40 American billionaires pledge wealth to charity
Forty of America's billionaires and their families pledged yesterday to give more than half of their fortune to charity in a drive organized by Bill Gates and Warren Buffett.
The group includes CNN founder Ted Turner, New York Mayor Michael Bloomberg, Oracle co-founder Larry Ellison and Hollywood director George Lucas, as well as Microsoft mogul Gates and investment guru Buffett.
The idea, announced just six weeks ago as "The Giving Pledge," was thought up by Gates and Buffett to convince billionaires to give most of their money -- 50 percent or more -- to charity.
"Forty of the wealthiest families and individuals in the United States have committed to returning the majority of their wealth to charitable causes," said a statement released Wednesday by www.givingpledge.org. "The pledge is a moral commitment to give, not a legal contract."
"We've really just started, but already we've had a terrific response," Buffett, the chief executive of the investment firm Berkshire Hathaway, said.
"At its core, the Giving Pledge is about asking wealthy families to have important conversations about their wealth and how it will be used."
Almost all on the list are self-made super-rich, such as media giant Bloomberg, and are worth about a billion dollars -- or far more.
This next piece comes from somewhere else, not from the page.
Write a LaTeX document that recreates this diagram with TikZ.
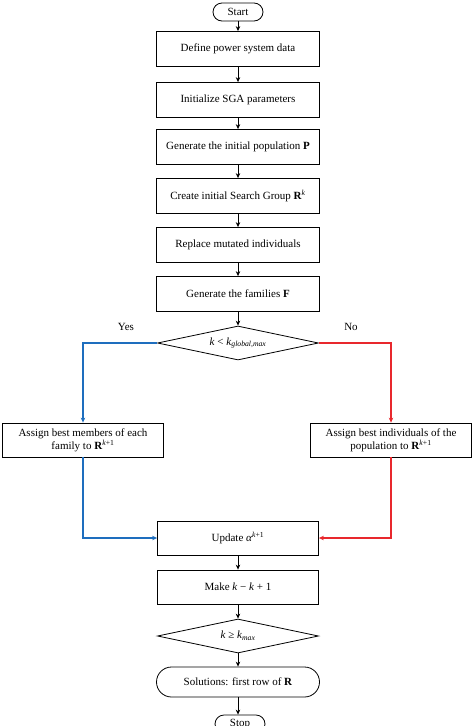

A few represent longer-established fortunes, including David Rockefeller.
US billionaires have been out of favor with the public and politicians since the 2008 financial collapse. The pledge scheme might burnish their image.
But apart from good PR, the scheme raises the prospect of eye-popping amounts of money flowing to charity.
Gates and Buffett are reportedly aiming to secure pledges from each of the approximately 400 US billionaires. If the entire group were to surrender half of its wealth that would amount to some 600 billion dollars, Forbes magazine estimates.
Gates, the second richest man in the world according to the Forbes 2010 billionaires list, has some 53 billion dollars, narrowly losing his long-held number one spot to Mexican telecoms tycoon Carlos Slim, who has 53.5 billion.
Buffett, the second richest American, already announced in 2006 that he wanted gradually to give away all of his fortune estimated this year by Forbes at 47 billion dollars.